Self-Executing Forfeiture Provision
The court also examined the language of the forfeiture provision in the agreement, determining it was unequivocal and self-executing. It noted that the provision explicitly stated that Caldwell's rights would terminate immediately if he failed to commence operations or abandoned the project. The court rejected Caldwell's argument that he was not properly notified of the forfeiture, asserting that the clear language of the agreement did not require additional notification or an opportunity to cure. The court concluded that the intent behind the forfeiture provision was to allow for an automatic termination of rights in the event of a breach, which aligned with the principles of equity. This interpretation reinforced the trial court’s decision to enforce the forfeiture as justified under the circumstances.

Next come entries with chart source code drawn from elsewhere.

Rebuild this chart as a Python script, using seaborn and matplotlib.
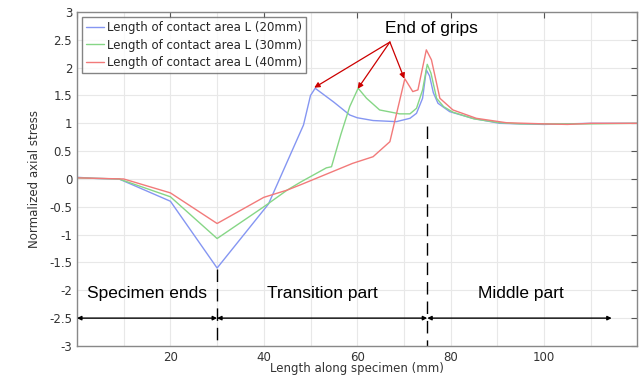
import numpy as np
import pandas as pd
import seaborn as sns
import matplotlib
matplotlib.use("Agg")
import matplotlib.pyplot as plt
from matplotlib.ticker import MultipleLocator

# ---- data ----
labels = ["Length of contact area L (20mm)",
          "Length of contact area L (30mm)",
          "Length of contact area L (40mm)"]

x_20 = [0, 4, 9, 20, 30, 41, 48.5, 50, 51, 55, 58.4, 60, 63.4, 68.4, 71.3, 72.7, 74, 74.8,
        75.5, 76.3, 77.3, 79.8, 84.7, 90.5, 95, 100, 105, 110, 120]
y_20 = [0.03, 0.01, 0, -0.4, -1.6, -0.45, 0.97, 1.5, 1.63, 1.38, 1.15, 1.1, 1.05, 1.03, 1.09,
        1.18, 1.45, 1.96, 1.85, 1.55, 1.36, 1.21, 1.09, 1.0, 0.99, 0.98, 0.99, 1.0, 1.0]

x_30 = [0, 9, 20, 30, 40, 45, 48, 53.4, 54.5, 56.5, 58.4, 60.2, 62, 64.8, 69.1, 71.3, 72.7,
        74, 75, 75.8, 77, 78.5, 80.5, 85, 90.5, 95, 100, 110, 120]
y_30 = [0.02, 0, -0.32, -1.07, -0.5, -0.2, -0.05, 0.2, 0.22, 0.8, 1.3, 1.63, 1.45, 1.24,
        1.17, 1.17, 1.27, 1.6, 2.06, 1.9, 1.45, 1.3, 1.2, 1.08, 1.01, 0.99, 0.99, 0.99, 1.0]

x_40 = [0, 10, 20, 30, 40, 45, 48, 59, 63.4, 67, 70.2, 71.9, 73, 74, 74.8, 75.9, 77.7, 80.5,
        85.5, 92, 100, 105, 110, 120]
y_40 = [0.02, 0, -0.25, -0.8, -0.33, -0.2, -0.1, 0.28, 0.4, 0.67, 1.8, 1.57, 1.6, 2.0, 2.32,
        2.14, 1.45, 1.24, 1.09, 1.01, 0.99, 0.98, 1.0, 1.0]

colors = ["#8596f2", "#86d686", "#f27a7a"]

grip_ends = [(50.8, 1.64), (60.1, 1.62), (70.1, 1.80)]
regions = [("Specimen ends", 0, 30), ("Transition part", 30, 75), ("Middle part", 75, 114.5)]
boundaries = [(30, -1.62), (75, 0.95)]

df = pd.concat([
    pd.DataFrame({"x": x_20, "y": y_20, "series": labels[0]}),
    pd.DataFrame({"x": x_30, "y": y_30, "series": labels[1]}),
    pd.DataFrame({"x": x_40, "y": y_40, "series": labels[2]}),
])

sns.set_style("white")
plt.rcParams["font.family"] = ["DejaVu Sans"]
plt.rcParams["axes.unicode_minus"] = False

fig = plt.figure(figsize=(6.39, 3.81), dpi=100)
ax = fig.add_axes([0.1205, 0.092, 0.877, 0.8765])

sns.lineplot(data=df, x="x", y="y", hue="series", palette=colors, sort=False,
             estimator=None, linewidth=1.0, ax=ax)

ax.set_xlim(0, 120)
ax.set_ylim(-3, 3)
ax.xaxis.set_major_locator(MultipleLocator(20))
ax.xaxis.set_minor_locator(MultipleLocator(10))
ax.yaxis.set_major_locator(MultipleLocator(0.5))
ax.grid(True, which="both", color="#e8e8e8", linewidth=0.8)
ax.set_axisbelow(True)
ax.tick_params(which="major", direction="in", top=True, right=True, length=4,
               color="#555555", labelsize=8.5, labelcolor="#333333")
ax.tick_params(which="minor", length=0)
ax.xaxis.set_major_formatter(matplotlib.ticker.FuncFormatter(
    lambda v, p: "" if v in (0, 120) else f"{v:g}"))
ax.yaxis.set_major_formatter(matplotlib.ticker.FuncFormatter(lambda v, p: f"{v:g}"))
for s in ax.spines.values():
    s.set_color("#888888")
    s.set_linewidth(1.0)

ax.set_xlabel("Length along specimen (mm)", fontsize=8.5, color="#333333", labelpad=-1)
ax.set_ylabel("Normalized axial stress", fontsize=8.5, color="#333333", labelpad=6)

leg = ax.legend(loc="upper left", fontsize=8.5, handlelength=1.5, handletextpad=0.3,
                borderaxespad=0.4, frameon=True, fancybox=False, labelspacing=0.4,
                borderpad=0.35)
leg.get_frame().set_edgecolor("#666666")
leg.get_frame().set_linewidth(1.0)
for line in leg.get_lines():
    line.set_linewidth(1.0)

# annotations
ax.text(76, 2.71, "End of grips", fontsize=12.5, family="Liberation Sans",
        ha="center", va="center", color="black")
for gx, gy in grip_ends:
    ax.annotate("", xy=(gx, gy), xytext=(67, 2.46),
                arrowprops=dict(arrowstyle="-|>", color="#cc0000", lw=0.9,
                                mutation_scale=8, shrinkA=0, shrinkB=0))

for bx, by in boundaries:
    ax.plot([bx, bx], [by, -3], color="black", lw=1.0, dashes=(9, 5))

for name, a, b in regions:
    ax.annotate("", xy=(b, -2.5), xytext=(a, -2.5),
                arrowprops=dict(arrowstyle="<|-|>", color="black", lw=1.0,
                                mutation_scale=6, shrinkA=0, shrinkB=0))
    cx = (a + b) / 2 if name != "Middle part" else 95
    ax.text(cx, -2.05, name, fontsize=12.5, family="Liberation Sans",
            ha="center", va="center", color="black")

fig.savefig("out.png", dpi=100)
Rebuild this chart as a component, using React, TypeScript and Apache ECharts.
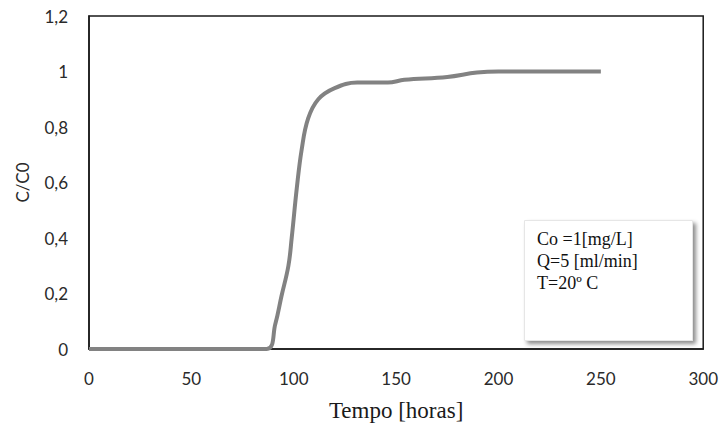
import React, { useEffect, useRef } from "react";
import * as echarts from "echarts";

const timeHours = [0, 10, 30, 60, 86.8, 91, 94, 97.4, 99, 101.5, 103.9, 107, 112, 120, 131, 146, 154, 175, 189.5, 200, 225, 250];
const concRatio = [0, 0, 0, 0, 0, 0.09, 0.19, 0.30, 0.40, 0.58, 0.72, 0.83, 0.90, 0.94, 0.96, 0.96, 0.97, 0.98, 0.996, 1.0, 1.0, 1.0];
const xTicks = [0, 50, 100, 150, 200, 250, 300];
const yTicks = [0, 0.2, 0.4, 0.6, 0.8, 1, 1.2];
const infoLines = ["Co =1[mg/L]", "Q=5 [ml/min]", "T=20º C"];

export default function App() {
  const ref = useRef<HTMLDivElement>(null);
  useEffect(() => {
    if (!ref.current) return;
    const chart = echarts.init(ref.current, null, { renderer: "svg" });
    const labelFont = "Lato, 'Open Sans', sans-serif";
    chart.setOption({
      animation: false,
      backgroundColor: "#fff",
      grid: {
        left: 89,
        right: 13,
        top: 16,
        bottom: 76,
        show: true,
        borderColor: "#1a1a1a",
        borderWidth: 1.5,
        backgroundColor: "transparent",
      },
      xAxis: {
        type: "value",
        min: xTicks[0],
        max: xTicks[xTicks.length - 1],
        interval: 50,
        name: "Tempo [horas]",
        nameLocation: "middle",
        nameGap: 50,
        nameTextStyle: { fontFamily: "'Liberation Serif', serif", fontSize: 23, color: "#1a1a1a" },
        axisLine: { show: true, lineStyle: { color: "#1a1a1a", width: 1.5 } },
        axisTick: { show: false },
        splitLine: { show: false },
        axisLabel: { margin: 21, fontSize: 17, color: "#2a2a2a", fontFamily: labelFont },
      },
      yAxis: {
        type: "value",
        min: yTicks[0],
        max: yTicks[yTicks.length - 1],
        interval: 0.2,
        name: "C/C0",
        nameLocation: "middle",
        nameRotate: 90,
        nameGap: 58,
        nameTextStyle: { fontFamily: labelFont, fontSize: 17, color: "#2a2a2a" },
        axisLine: { show: true, lineStyle: { color: "#1a1a1a", width: 1.5 } },
        axisTick: { show: false },
        splitLine: { show: false },
        axisLabel: {
          margin: 21,
          fontSize: 17,
          color: "#2a2a2a",
          fontFamily: labelFont,
          formatter: (v: number) => String(Number(v.toFixed(1))).replace(".", ","),
        },
      },
      series: [
        {
          type: "line",
          data: timeHours.map((t, i) => [t, concRatio[i]]),
          smooth: 0.4,
          showSymbol: false,
          lineStyle: { color: "#828282", width: 4 },
        },
      ],
      graphic: [
        {
          type: "rect",
          left: 524,
          top: 220,
          shape: { width: 168, height: 120 },
          style: {
            fill: "#fff",
            stroke: "#e6e6e6",
            lineWidth: 1,
            shadowBlur: 4,
            shadowOffsetX: 3,
            shadowOffsetY: 3,
            shadowColor: "rgba(0,0,0,0.45)",
          },
        },
        ...infoLines.map((line, i) => ({
          type: "text",
          left: 537,
          top: 230 + i * 22,
          style: {
            text: line,
            font: "18px 'Liberation Serif', serif",
            fill: "#111",
          },
        })),
      ],
    });
    return () => chart.dispose();
  }, []);
  return (
    <div
      ref={ref}
      style={{ position: "fixed", left: 0, top: 0, width: 721, height: 427 }}
    />
  );
}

Assessment of Evidence and Credibility
In affirming the trial court’s findings, the court highlighted the importance of the trial court's ability to assess credibility and weigh the evidence presented. The court noted that much of the testimony regarding the mining operations was conflicting and confusing. However, the trial court was positioned to evaluate the witnesses' credibility and determine the factual basis for Caldwell's performance. The court found that the trial court's conclusions were supported by substantial evidence, including Caldwell's own admissions regarding the failures in executing the agreement. The court underscored that the trial court's findings regarding the intentions of the parties and Caldwell's lack of diligence were critical to the outcome of the case.
Conclusion and Affirmation
Ultimately, the Oregon Court of Appeals affirmed the trial court’s ruling, concluding that Caldwell had indeed breached the Purchase Agreement. The court held that the trial court’s declaration of forfeiture was justified based on Caldwell's failure to fulfill his contractual obligations. The court reinforced the legal principle that parties to a contract must perform their obligations with reasonable diligence, and a failure to do so may result in forfeiture of rights under the agreement. The ruling emphasized that the clear and self-executing nature of the forfeiture provision upheld the trial court's decision and reflected the parties' intentions in the agreement. Thus, the court's affirmation marked a definitive resolution to the dispute over the mineral properties.